『創造的な習慣』山田空太 中篇
imagineGAMES / UTSUROI の山田空太(やまだ・くうた)さんは、石を模したコンポーネントを配置して趣のある庭園を作っていくボードゲーム『枯山水』に代表されるように、非常に魅力的で個性的なテーマをボードゲームの世界に組み込んでクリエイトされるアナログゲームデザイナーです。
主な作品リスト
『ポストマンレース』『こびとのくつや』 『ジジニャーゴ』
『江戸職人物語』 『枯山水』『IKI』『フタリマチ』『エンデ
の建国者』『緑の砂漠(共作)』
優れた作品を創作し続けているアナログゲームのデザイナーに対して、Saashi & Saashi が定型的な質問を用意し、それに回答してもらうという、このインタビュー企画『創造的な習慣〜アナログゲームデザイナーはいかにしてクリエイトするのか』。

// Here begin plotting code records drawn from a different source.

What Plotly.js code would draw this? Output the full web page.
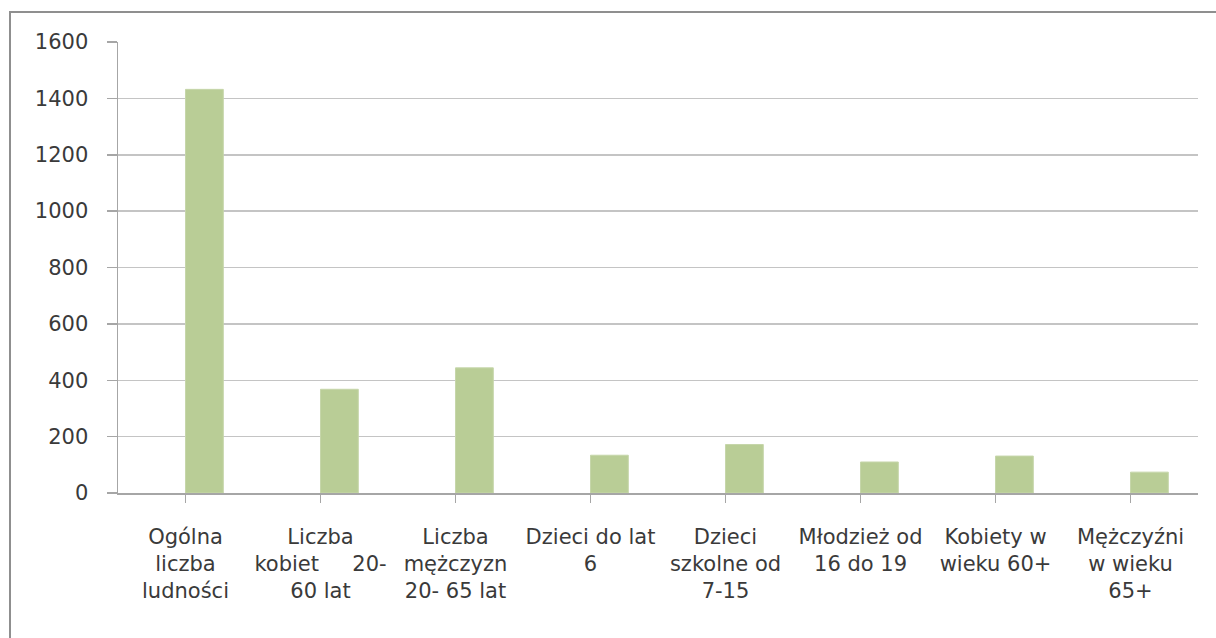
<!DOCTYPE html>
<html>
<head>
<meta charset="utf-8">
<script src="https://cdn.plot.ly/plotly-3.0.1.min.js"></script>
<style>
  html, body { margin: 0; padding: 0; background: #fff; }
  #wrap { position: relative; width: 1216px; height: 638px; overflow: hidden; }
  #chart { position: absolute; left: 0; top: 0; width: 1216px; height: 638px; }
  #frame { position: absolute; left: 9px; top: 11px; width: 1400px; height: 800px;
           border-left: 2px solid #8f8f8f; border-top: 2px solid #8f8f8f; pointer-events: none; }
</style>
</head>
<body>
<div id="wrap">
  <div id="chart"></div>
  <div id="frame"></div>
</div>
<script>
const categories = [
  "Ogólna<br>liczba<br>ludności",
  "Liczba<br>kobiet\u00a0\u00a0\u00a0\u00a0\u00a020-<br>60 lat",
  "Liczba<br>mężczyzn<br>20- 65 lat",
  "Dzieci do lat<br>6",
  "Dzieci<br>szkolne od<br>7-15",
  "Młodzież od<br>16 do 19",
  "Kobiety w<br>wieku 60+",
  "Mężczyźni<br>w wieku<br>65+"
];
const values = [1432, 368, 444, 134, 172, 110, 131, 74];
const yTicks = [0, 200, 400, 600, 800, 1000, 1200, 1400, 1600];

const trace = {
  type: "bar",
  x: categories.map((c, i) => i),
  y: values,
  width: 0.28,
  offset: 0,
  marker: { color: "#b9cd96", line: { color: "#c6d6aa", width: 1 } },
  hoverinfo: "none"
};

const layout = {
  width: 1216, height: 638,
  margin: { l: 118, r: 18, t: 42, b: 145 },
  paper_bgcolor: "rgba(0,0,0,0)",
  plot_bgcolor: "#fff",
  showlegend: false,
  font: { family: "DejaVu Sans, Liberation Sans, sans-serif", size: 21, color: "#3a3a3a" },
  xaxis: {
    tickmode: "array",
    tickvals: categories.map((c, i) => i),
    ticktext: categories,
    range: [-0.5, 7.5],
    showgrid: false,
    zeroline: false,
    showline: true, linecolor: "#a6a6a6", linewidth: 1.5,
    ticks: "outside", ticklen: 8, tickcolor: "#a6a6a6", tickwidth: 1.5,
    tickson: "boundaries",
    ticklabelstandoff: 16,
    tickfont: { size: 21, color: "#3a3a3a" },
    fixedrange: true
  },
  yaxis: {
    range: [0, 1600],
    tickmode: "array",
    tickvals: yTicks,
    ticktext: yTicks.map(String),
    showgrid: true, gridcolor: "#c4c4c4", gridwidth: 1.5,
    zeroline: false,
    showline: true, linecolor: "#a6a6a6", linewidth: 1.5,
    ticks: "outside", ticklen: 10, tickcolor: "#a6a6a6", tickwidth: 1.5,
    ticklabelstandoff: 14,
    tickfont: { size: 21, color: "#3a3a3a" },
    fixedrange: true
  }
};

Plotly.newPlot("chart", [trace], layout, { displayModeBar: false, staticPlot: true });
</script>
</body>
</html>
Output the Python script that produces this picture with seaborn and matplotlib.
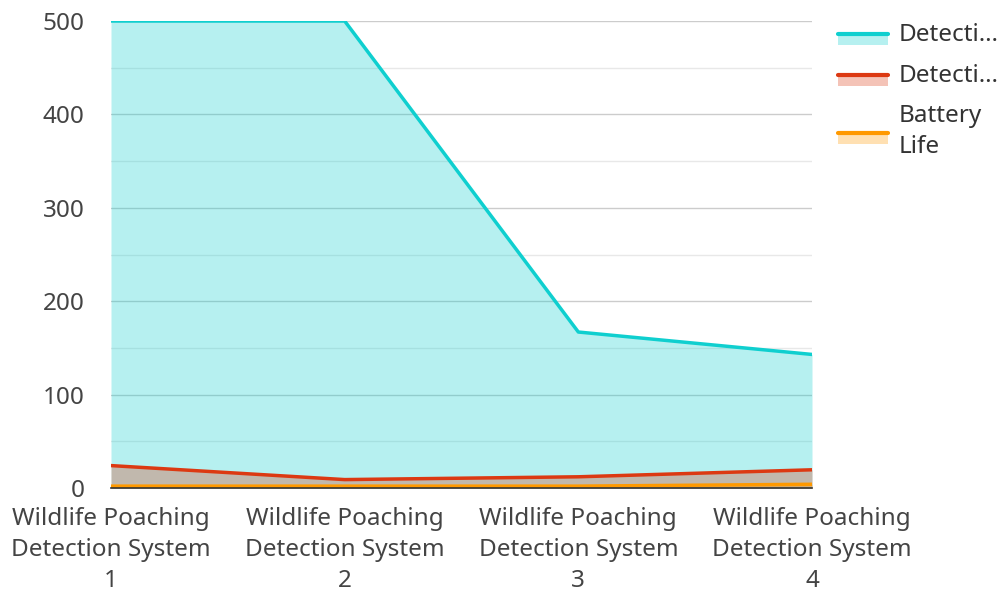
import matplotlib
matplotlib.use("Agg")
import matplotlib.pyplot as plt
import seaborn as sns
import pandas as pd
from matplotlib.patches import Patch, Rectangle
from matplotlib.lines import Line2D
from matplotlib.ticker import MultipleLocator
from matplotlib.legend_handler import HandlerBase

categories = ["Wildlife Poaching\nDetection System\n1", "Wildlife Poaching\nDetection System\n2",
              "Wildlife Poaching\nDetection System\n3", "Wildlife Poaching\nDetection System\n4"]
series_names = ["Detecti…", "Detecti…", "Battery\nLife"]
detection_range = [500, 500, 167, 143]
detection_accuracy = [24, 9, 12, 19.5]
battery_life = [2, 2, 2, 4]
colors = ["#0fcfcf", "#dc3912", "#ff9900"]

sns.set_theme(style="white")
plt.rcParams['font.family'] = ['Noto Sans', 'DejaVu Sans']

fig = plt.figure(figsize=(10, 5.91), dpi=100)
ax = fig.add_axes([0.111, 1 - 488/591, 0.701, (488 - 21)/591])

x = list(range(len(categories)))
all_series = [detection_range, detection_accuracy, battery_life]
df = pd.DataFrame({
    "x": x * 3,
    "value": detection_range + detection_accuracy + battery_life,
    "series": sum([[n + str(i)] * 4 for i, n in enumerate(series_names)], []),
})

for i, vals in enumerate(all_series):
    ax.fill_between(x, 0, vals, color=colors[i], alpha=0.3, linewidth=0, zorder=2)
sns.lineplot(data=df, x="x", y="value", hue="series", palette=colors, linewidth=2.5,
             ax=ax, legend=False, zorder=3)

ax.set_xlim(0, 3)
ax.set_ylim(0, 500)
ax.yaxis.set_major_locator(MultipleLocator(100))
ax.yaxis.set_minor_locator(MultipleLocator(50))
ax.grid(which="major", axis="y", color="#cccccc", linewidth=1, zorder=1)
ax.grid(which="minor", axis="y", color="#e8e8e8", linewidth=1, zorder=1)
ax.set_axisbelow(True)
ax.set_xticks(x)
ax.set_xticklabels(categories)
ax.tick_params(axis="both", length=0, labelsize=17.5, colors="#444444")
ax.tick_params(axis="x", pad=13.5)
ax.tick_params(axis="y", pad=19)
for lbl in ax.get_xticklabels():
    lbl.set_linespacing(1.39)
ax.set_xlabel("")
ax.set_ylabel("")
for s in ["top", "right", "left"]:
    ax.spines[s].set_visible(False)
ax.spines["bottom"].set_color("#333333")
ax.spines["bottom"].set_linewidth(1.2)
ax.spines["bottom"].set_zorder(4)


class AreaHandler(HandlerBase):
    def __init__(self, color):
        super().__init__()
        self.color = color

    def create_artists(self, legend, orig_handle, xdescent, ydescent, width, height, fontsize, trans):
        r = Rectangle((-xdescent, -ydescent - height * 0.05), width, height * 0.5, facecolor=self.color,
                      alpha=0.3, linewidth=0, transform=trans)
        l = Line2D([-xdescent, -xdescent + width], [-ydescent + height * 0.45] * 2,
                   color=self.color, linewidth=3, transform=trans)
        return [r, l]


handles = [Patch() for _ in series_names]
hmap = {h: AreaHandler(c) for h, c in zip(handles, colors)}
leg = fig.legend(handles, series_names, handler_map=hmap, loc="upper left",
                 bbox_to_anchor=(0.816, 1.0), frameon=False, fontsize=17.5,
                 handlelength=2.08, handleheight=1.0, labelspacing=0.65, handletextpad=0.42)
for t in leg.get_texts():
    t.set_color("#333333")
    t.set_linespacing(1.39)

fig.savefig("out.png", dpi=100)
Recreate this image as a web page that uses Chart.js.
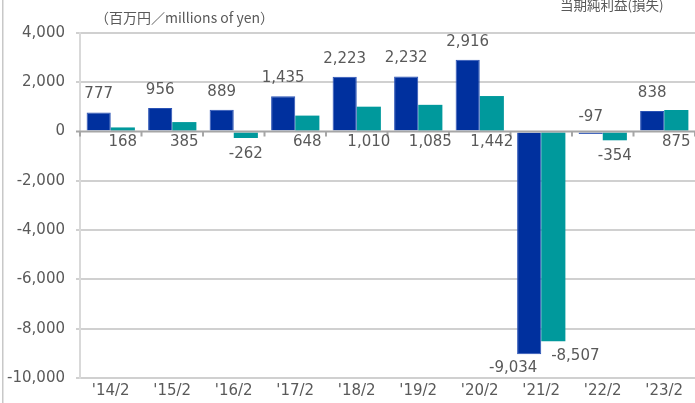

生み出される作品同様、とてもユニークな山田さんのお話からは、アナログゲームをさらに広く包括的に捉えてクリエイトしようとする視野の広さと奥行き深さが窺えます。その魅力的な世界観をどのようにして作品に注ぎ込んでいるのか。ロングインタビューを敢行してまとめた全記事を三分割し、中篇をここにお届けします。(前篇、後篇はこちら)
テストプレイ
── テストプレイについてお尋ねします。一応の形が整った段階で、まずはご自身の1人プレイで試してみるとお聞きしましたが、セルフテストプレイで気をつけていることはありますか。
山田 ゲームをデザインをする上で一番大事なのは、セルフテストプレイだとぼくは思ってるんです。1人でテストプレイするのは、すごくつまらない、どうしようもない状況になることが多いですが、そこは避けて通れないんです。
── その作業がお好きなわけではなくて、つまらないと感じながらやっておられるのですね(笑)
山田 一番初めのセルフテストプレイはほぼ毎回つまらないので、そこでやめちゃいたくなります。でも、これは可能性があるんじゃないかなと信じて、「よし。もうちょっとやってみよう! ‥‥でもやはりダメだなぁ」という、それを繰り返している感じです。この段階では、うまくいかなくても実際に色々と動かしてみるのが大事だと思います。
── テストの際に見るチェック項目はどのようなものですか。
山田 チェック項目はゲーム作りを続けるうちに、どうしても増えているように思います。プレイアビリティの面とか、余計なルールがないかとか、選択肢がありすぎないかとか、面倒な作業がないかとか、そういうものにどうしても目がいってしまいます。「これもダメ」「ここもダメ」「全然ダメ」となって、どうしようもなくてイヤになる、八方塞がりのような状態になることもあります。
── ご自身の目が厳しくなっているのでしょうね。でも最初に作り始める段階では、もちろんご自分でも「おもしろそうだ」と思ってテストキットを作っていくわけですよね。
山田 「おもしろそうだ」と思って始めているんですが‥‥。どうしても当初思い描いていたイメージと、実際に動かした時の差に直面してガックリします。どこが悪いのさえ分からないことが多いですね。だからどこかをちょっと変えて、再度やってみる。また違うところを変えて、再度やってみるの繰り返しで、初期のセルフテストプレイでは解決策が見つかることはあまりないと思っています。
── 山田さんのお作りになるテストキットはどんなものなのでしょうか。
山田 テストプレイキットについては、最初から画像を入れて「なるべく遊びやすいキットを作ること」を意識しています。
── 自分一人だけがプレイする段階のものでも、ちゃんと上質なものを仕上げるのですね。
山田 そうですね。そのほうが遊んでいる風景までイメージしやすいですからね。やはり繰り返しになりますが、それはぼくが「ゲームの全体」が大事だと思っているからです。雰囲気というのはどうしたって「全体」から醸し出されるものじゃないですか。だから、手書きで「麦1」と文字だけ書いてあるよりは、ちゃんと麦のイラストを載せてあるキットのほうが良いだろうと思うんです。まあ、それで「つまらない」作品が「おもしろく」なるわけでもないですけどね(笑) つまらないものはつまらない。でも、ほんのすこしでも完成形をイメージしやすくなるように、人にテストをしてもらう時は、なるべく良質なキットでやってもらいたいなと思う気持ちがありますね。今日は、自分が使っているテストキットを持ってきたんですよ。これは手描きイラストで作ったものですけど。
── (MacBook Air で手描きの地図を見る)ものすごく緻密に描き込んでありますね。